Donald Trump may have aligned himself with Putin's Russia over our nation's own law enforcement officials, endorsed a Russian plan to allow Russian agents to see the evidence Special Counsel Robert Mueller and the FBI have assembled against him and to allow the Putin government to interrogate some of the regime's most hated whistleblowers, and generally humiliated himself and his nation in Helsinki yesterday, but that doesn't mean any of the Republicans currently attempting to distance-themselves-but-not-really from Trump are going to do anything about his surrender to Putin's whims.
And the reason, says GOP strategist Mike Murphy, is because there's nothing in it for them.

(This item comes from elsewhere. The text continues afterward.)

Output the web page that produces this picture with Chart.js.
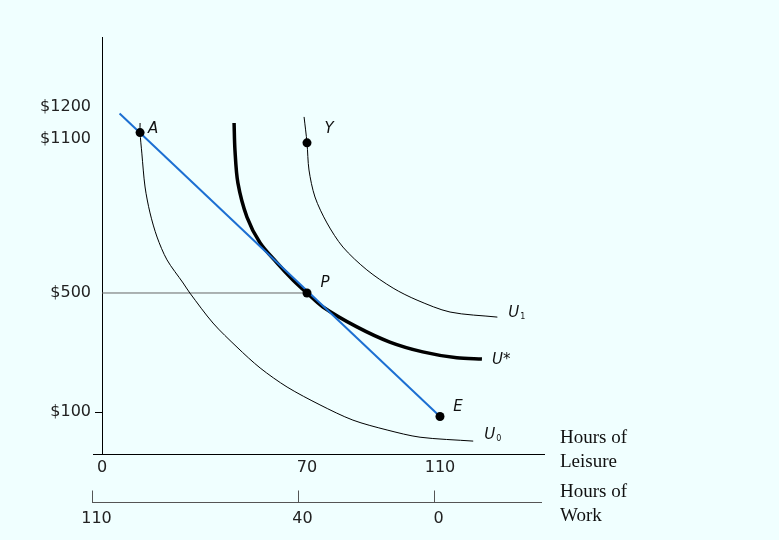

Sure, Trump may be making noises about sharing secrets of the Russian espionage investigation with the Russian spies who did it, but what's really important here is maintaining my wee little fiefdom of political power. Of course.
An "on background" excuse from another anonymous Republican, this one a senator, was gleaned by reporter Robert Costa. That senator bravely said they would "wait and see what they hear from McConnell and Trump allies at lunch today before saying more on record."
That lunch came and went. Oh, but it turns out the Russia-Trump summit didn't come up. It appears to have slipped their minds.
Sens. Susan Collins and Chuck Grassley, meanwhile, continue to be profiles in whatever the opposite of courage is—dish soap, perhaps? A muddy puddle?
And that seems to be the general refrain the Republicans have decided on as a party. Yes, the sitting president may be dangerously out of control and harming national security in very direct ways, but there's nothing that can be done about it. Our hands are tied; if Donald Trump wanted to nuke Kansas City tomorrow and ship the rubble to Moscow to be used as footing in a new series of Russian dog parks, we could at best hold another round of hearings or something.
AT THE END OF THE DAY, senior Republican aides and lawmakers told us yesterday, it’s up to the president to conduct foreign policy. The Hill can -- and does -- criticize and conduct oversight.
So don't expect much. In fact, don't expect anything. Sen. Rand Paul is already planning a new trip to Moscow to further soothe relationships between the two countries—perhaps he was irritated that his Republican colleagues left him behind when they visited Moscow on the Fourth of July—and is angling perhaps to patch over the whole election-bending Russian espionage against the United States thing with a bit of light ballet.
If you're looking for the party to rise to the moment, don't bother. They're not going to. It may be structurally impossible for them to do so; voting them out and replacing them with lawmakers less willing to endorse treason for the sake of political gain would be far more effective than waiting for any of these cowards to find a bare shred of decency.